HAGGARD v. WOOD
United States Court of Appeals, Ninth Circuit (1961)
Facts
- W.H. Haggard, his son, W.H. Haggard, Jr., and nephew, J.W. Haggard, formed a family partnership known as the Junior Cotton Company in March 1953, intending to farm 410 acres of cotton.
- The partnership utilized machinery from another entity owned by W.H. Haggard Son and the land was previously owned by the Haggard family.
- After cultivating the cotton for eight months, David M. Haggard offered to purchase the cotton crop, which the partnership members rejected.
- Subsequently, he offered to buy the entire partnership interest, which the members accepted, stating they were selling their partnership interests rather than specific assets.
- An Agreement of Sale was executed, and the partnership’s assets included the cotton crop, a bank account, and an account receivable.
- The partnership’s members engaged in these transactions after consulting with tax law specialists and took steps to transfer assets legally.
- The Internal Revenue Service later classified the proceeds as ordinary income rather than capital gains, leading to a deficiency claim which the partnership paid and subsequently sought to refund.
- The trial court upheld the IRS's classification.
Issue
- The issue was whether the proceeds from the termination of the partnership should be treated as capital gains or ordinary income under tax law.
Holding — Orr, J.
- The U.S. Court of Appeals for the Ninth Circuit affirmed the trial court's decision, holding that the proceeds were ordinary income and not capital gains.
Rule
- The transfer of crops, apart from the land on which they grew, does not qualify for capital gain treatment under tax law.
Reasoning
- The U.S. Court of Appeals for the Ninth Circuit reasoned that the essence of the transaction was the sale of a cotton crop rather than a partnership interest.
- The court observed that the partnership operated primarily for a single crop year without substantial assets beyond the growing crop.
- It noted that the taxpayers attempted to structure the transaction to appear as a sale of partnership interests but the underlying reality suggested otherwise.
- The court referred to precedent which emphasized the importance of examining the substance of transactions over their form, stating that the law distinguishes between legitimate business practices and mere tax minimization schemes.
- Ultimately, it concluded that the lack of significant capital assets meant there was nothing that could be classified as a "capital asset" for tax purposes.
- The court reinforced that capital gain treatment is typically associated with ongoing businesses, not mere asset transfers.
Deep Dive: How the Court Reached Its Decision
Court's Analysis of the Transaction
The court analyzed the nature of the transaction between the members of the Junior Cotton Company and David M. Haggard, emphasizing the importance of distinguishing between the form of the transaction and its substance.

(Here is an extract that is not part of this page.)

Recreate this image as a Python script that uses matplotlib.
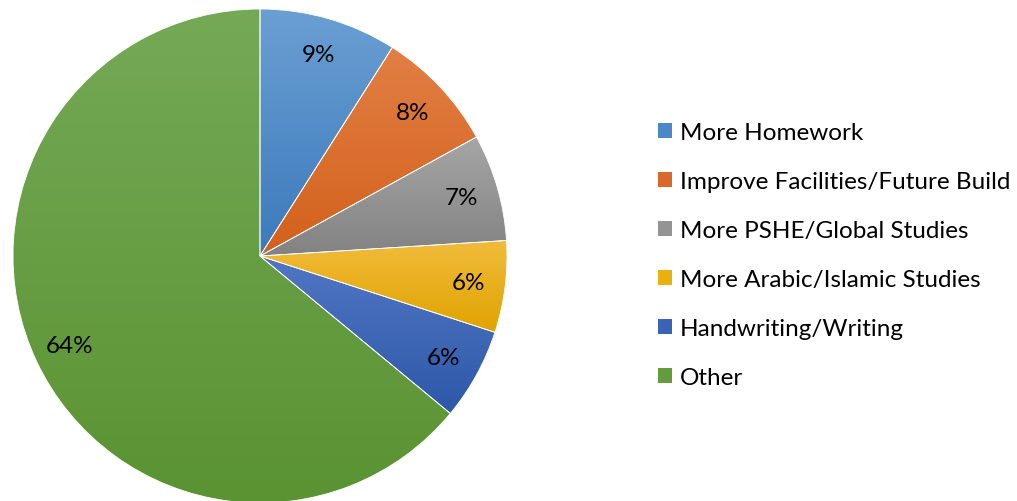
import numpy as np
import matplotlib
matplotlib.use("Agg")
import matplotlib.pyplot as plt
from matplotlib.colors import LinearSegmentedColormap, to_rgb

categories = ["More Homework", "Improve Facilities/Future Build", "More PSHE/Global Studies",
              "More Arabic/Islamic Studies", "Handwriting/Writing", "Other"]
shares = [9, 8, 7, 6, 6, 64]
pct_labels = ["9%", "8%", "7%", "6%", "6%", "64%"]

# light (top) / dark (bottom) of each slice gradient
top_cols = ["#6a9fd3", "#e27f45", "#a6a6a6", "#f1bc3c", "#5177c4", "#75a957"]
bot_cols = ["#3c7abb", "#d2611b", "#828282", "#e0a300", "#2d58a8", "#5a9332"]
legend_cols = ["#4a89c6", "#d9692a", "#949494", "#eab010", "#3b63b4", "#629c3c"]

plt.rcParams['font.family'] = ['Lato', 'DejaVu Sans']

W, H = 1017, 502
fig = plt.figure(figsize=(W / 100, H / 100), dpi=100)
cx, cy, R = 260, 257, 247
ax = fig.add_axes([(cx - R) / W, (H - cy - R) / H, 2 * R / W, 2 * R / H])

wedges, texts = ax.pie(shares, labels=pct_labels, startangle=90, counterclock=False,
                       radius=1, colors=legend_cols, labeldistance=0.85,
                       wedgeprops=dict(linewidth=0.6, edgecolor="white"),
                       textprops=dict(fontsize=17.5, color="black", ha="center", va="center"))

grad = np.linspace(0, 1, 256).reshape(-1, 1)
for w, c1, c2 in zip(wedges, top_cols, bot_cols):
    bb = w.get_path().get_extents()
    cmap = LinearSegmentedColormap.from_list("g", [to_rgb(c1), to_rgb(c2)])
    im = ax.imshow(grad, cmap=cmap, aspect="auto", origin="upper",
                   extent=[bb.x0, bb.x1, bb.y0, bb.y1], zorder=w.get_zorder() + 0.1)
    im.set_clip_path(w)
    w.set_zorder(w.get_zorder() + 0.2)
    w.set_facecolor("none")
for t in texts:
    t.set_zorder(10)

ax.set_xlim(-1, 1)
ax.set_ylim(-1, 1)
ax.set_aspect("equal")
ax.axis("off")

handles = [plt.Rectangle((0, 0), 1, 1, facecolor=c) for c in legend_cols]
fig.legend(handles, categories, loc="center left", bbox_to_anchor=(648 / W, 1 - 256 / H),
           frameon=False, fontsize=17.5, handlelength=0.6, handleheight=0.6,
           handletextpad=0.3, labelspacing=1.15, borderaxespad=0)

fig.savefig("out.png", dpi=100)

The court noted that, despite the taxpayers' insistence that they were selling partnership interests, the actual transaction reflected a sale of the cotton crop. The partnership had minimal assets beyond the growing crop, and its operations were primarily limited to the single crop year, indicating a lack of ongoing business activities. The court referred to the precedent set in similar cases where the substance of transactions was deemed more significant than their form, reinforcing the notion that parties cannot simply label transactions to achieve a desired tax treatment. This legal principle was crucial in determining that the taxpayers’ characterization of the sale did not align with the underlying economic reality of the transaction.
Relevance of Precedent
The court referenced previous cases, particularly Trousdale v. Commissioner, to support its reasoning. In Trousdale, the court found that the partnership's activities were limited and primarily involved liquidating its interests rather than engaging in ongoing business operations. The court in the current case drew parallels, noting that the Junior Cotton Company had no significant assets or business structure beyond cultivating a single crop. This comparison highlighted that the essence of the transaction was similar to a liquidating sale of partnership assets rather than a transfer of valuable partnership interests. By applying the same reasoning, the court concluded that the nature of the sale aligned with revenue rather than capital gain, further justifying the IRS's decision to classify the proceeds as ordinary income.
Substance Over Form Doctrine
The court emphasized the "substance over form" doctrine, which is pivotal in tax law to prevent taxpayers from manipulating the classification of transactions for tax benefits. This doctrine mandates that courts consider the actual economic realities of transactions instead of solely relying on how they are labeled. In this case, despite the taxpayers’ insistence on referring to the transaction as a sale of partnership interests, the court determined that the real nature of the deal was a sale of the cotton crop. The court asserted that this principle is essential in maintaining the integrity of the tax system, ensuring that tax liabilities reflect the true nature of economic transactions rather than artificial configurations aimed at tax avoidance.
Definition of Capital Assets
The court discussed the definition of capital assets under tax law and clarified that the transfer of the cotton crop did not qualify for capital gain treatment. Capital assets generally relate to ongoing business enterprises that have long-term value, and the court noted that the Junior Cotton Company did not possess such assets. The partnership was primarily engaged in farming activities for a single crop year, and its only significant asset was the cotton crop itself. The court explained that capital gain treatment is typically associated with transfers that involve substantial business interests or ongoing enterprises, which was not the case here. Consequently, the court concluded that the proceeds from the sale could not be categorized as capital gains, reinforcing the IRS’s position that the gains were ordinary income instead.
Conclusion of the Court
Ultimately, the court affirmed the trial court's ruling, agreeing that the proceeds from the sale were ordinary income and not capital gains. It recognized that the manner in which the taxpayers structured the sale did not alter the fundamental nature of the transaction. The decision underscored the importance of examining the substance of business transactions to ensure compliance with tax laws. The court's ruling served as a reminder that taxpayers must engage in legitimate business practices and cannot rely on mere labels to evade tax liabilities. By affirming the lower court's decision, the court upheld the integrity of the tax system and clarified the standards for classifying such transactions in the future.